After showing Doug and Sam how to ensure their hands were clean, Maria left them with my work. Of that work, Trajections is the main attraction.

Time with “Trajections.”

I hadn’t seen it since finishing it in the winter of 2007, allowing twelve years for my memory to lapse. During the last stages of the work on this book, I fell on the ice following a big snowfall, broke my arm, the left one, which is my drawing arm, and was decommissioned for several months. I have metallic implants in the elbow which pleases me as they link to my days in my Dad’s hardware store.

The assembly of the box for Trajections was done by my wife Ann, as I was in an advisory capacity.

The photos the crew sent back surprised me a bit. I almost always forget the details of books even though I have photo files which I frequently review. The books that I especially feel strongly about are touchstones to what I want to activate and not all my books do that for me. My interest in visual density, like complex music, makes recall of specifics difficult and only the primary themes can be easily grasped or remembered.

Some are amazing to me, with disbelief that I even made such a thing. Others fall into a range of competence and some just don’t do the dance. A review such as I had here, brings up vamps and moves worthy of another look. Like a good jazz player, we spend our time creating an inventory of riffs and we need to learn them in all keys and/or in many different materials.

We are beings that, by default, believe our memories are infallible, but in reality are constantly and subtly revising themselves, making minor course corrections and retelling parts of the story. So details become vivid again, the scale is corrected. In music, for me the idea of practice is to keep refining the riffs and by doing so something novel, and sometimes utterly novel, just shows up. This little wiggle here had never been played before. This chord next to that one gave up a new idea. Review and rehearsal. Can’t be improved upon.

Trajections is such a book. It evokes easily that idea of reexamining a move. It is full of nice pressures and responses. Delighted that it’s in Portland and only a few hours of driving so I can visit it.

The team spent just over an hour browsing the three books.

My books are intimate, overgrown and deliberately crammed with intersections of all sorts of stuff.

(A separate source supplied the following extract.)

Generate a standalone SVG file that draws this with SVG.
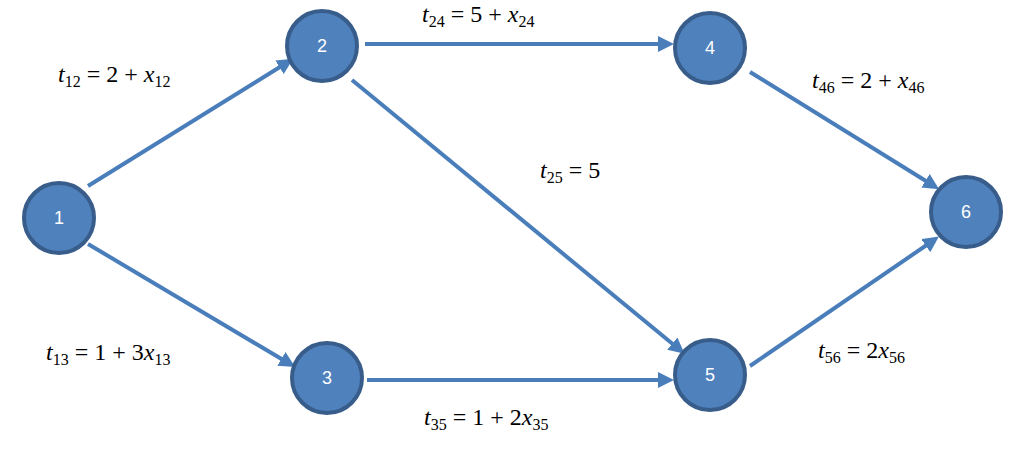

A common theory seems to be that my works are busy (this is offered as criticism). But I seek a certain density in my work which pleases me. Even more, that criticism has never seemed valid — for anything. Truth is that I’m honored by the accusation of “busy” — Mozart was reportedly told by the Emperor Joseph II that “The Abduction From the Seraglio” had “too many notes.”

What I’ve found with my work is that taking a good look requires time.

There may be no better way to do this than to just sit with one book for an hour, paging back and forth — exploring the binding and the box — just looking.

One of the beauties of a rare book room is that it can be seen as a mediation space or whatever flavor of solitude you like. It is safe and comfortable and designed for just this absorbing experience. You can take that time and savor the experience — just you and the book.

©2019 Timothy C. Ely — All Rights Reserved

One comment

  1. Jenny Flexeder

    Thank you for for this article.I enjoyed being part of your creative life albeit from a vast distance.Your books are dazzling and complex and intriguing.